BEGIN
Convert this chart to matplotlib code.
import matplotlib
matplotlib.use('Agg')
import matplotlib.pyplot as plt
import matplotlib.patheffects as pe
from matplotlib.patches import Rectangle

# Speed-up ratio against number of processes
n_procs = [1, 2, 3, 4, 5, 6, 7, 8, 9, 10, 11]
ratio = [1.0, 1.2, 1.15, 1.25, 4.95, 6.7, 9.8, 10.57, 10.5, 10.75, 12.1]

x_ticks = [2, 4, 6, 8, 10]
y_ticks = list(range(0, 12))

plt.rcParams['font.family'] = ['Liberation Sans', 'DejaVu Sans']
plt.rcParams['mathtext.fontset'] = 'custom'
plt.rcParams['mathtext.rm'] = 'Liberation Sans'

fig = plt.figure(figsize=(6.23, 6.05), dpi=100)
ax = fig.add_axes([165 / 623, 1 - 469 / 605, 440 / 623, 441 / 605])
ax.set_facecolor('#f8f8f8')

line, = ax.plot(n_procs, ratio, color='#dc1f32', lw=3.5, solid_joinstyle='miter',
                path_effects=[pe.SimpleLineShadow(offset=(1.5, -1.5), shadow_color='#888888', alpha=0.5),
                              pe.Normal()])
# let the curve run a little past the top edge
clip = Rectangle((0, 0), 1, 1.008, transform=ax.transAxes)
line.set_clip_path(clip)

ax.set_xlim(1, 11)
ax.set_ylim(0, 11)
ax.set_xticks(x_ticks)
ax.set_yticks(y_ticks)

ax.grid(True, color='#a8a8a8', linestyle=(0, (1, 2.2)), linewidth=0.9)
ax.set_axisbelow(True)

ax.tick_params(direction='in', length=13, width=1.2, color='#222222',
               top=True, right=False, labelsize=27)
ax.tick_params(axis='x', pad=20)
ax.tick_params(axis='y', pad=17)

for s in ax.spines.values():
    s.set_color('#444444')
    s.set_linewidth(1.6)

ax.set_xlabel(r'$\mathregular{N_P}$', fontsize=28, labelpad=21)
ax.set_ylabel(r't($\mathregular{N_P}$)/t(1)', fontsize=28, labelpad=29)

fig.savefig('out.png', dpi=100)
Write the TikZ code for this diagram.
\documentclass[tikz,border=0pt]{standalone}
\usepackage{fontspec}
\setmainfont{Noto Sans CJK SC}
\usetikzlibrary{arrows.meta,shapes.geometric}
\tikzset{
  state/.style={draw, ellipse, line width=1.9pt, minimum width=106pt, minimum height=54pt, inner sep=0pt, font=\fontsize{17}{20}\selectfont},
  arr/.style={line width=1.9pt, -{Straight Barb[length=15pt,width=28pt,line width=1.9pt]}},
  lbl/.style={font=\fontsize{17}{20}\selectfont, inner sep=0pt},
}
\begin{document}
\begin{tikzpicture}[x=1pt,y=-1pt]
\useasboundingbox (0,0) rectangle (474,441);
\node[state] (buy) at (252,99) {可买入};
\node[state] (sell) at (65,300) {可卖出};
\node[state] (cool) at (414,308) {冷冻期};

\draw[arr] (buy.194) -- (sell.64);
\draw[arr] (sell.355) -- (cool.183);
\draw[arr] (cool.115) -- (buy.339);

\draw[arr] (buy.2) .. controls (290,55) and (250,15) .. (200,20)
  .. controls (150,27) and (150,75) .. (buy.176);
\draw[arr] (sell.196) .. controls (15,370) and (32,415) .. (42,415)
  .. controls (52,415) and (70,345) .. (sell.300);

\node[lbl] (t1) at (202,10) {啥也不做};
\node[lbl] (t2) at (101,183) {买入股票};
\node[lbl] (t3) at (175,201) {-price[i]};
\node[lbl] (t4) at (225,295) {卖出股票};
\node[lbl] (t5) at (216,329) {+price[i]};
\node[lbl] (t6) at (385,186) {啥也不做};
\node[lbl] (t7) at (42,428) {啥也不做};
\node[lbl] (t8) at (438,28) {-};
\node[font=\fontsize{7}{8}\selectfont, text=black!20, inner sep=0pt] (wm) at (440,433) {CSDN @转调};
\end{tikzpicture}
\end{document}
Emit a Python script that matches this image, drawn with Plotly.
END
_What you should do_
Filter the records above and return every line that holds the word "matplotlib".

_Full answer_
Convert this chart to matplotlib code.
import matplotlib
matplotlib.use('Agg')
import matplotlib.pyplot as plt
import matplotlib.patheffects as pe
from matplotlib.patches import Rectangle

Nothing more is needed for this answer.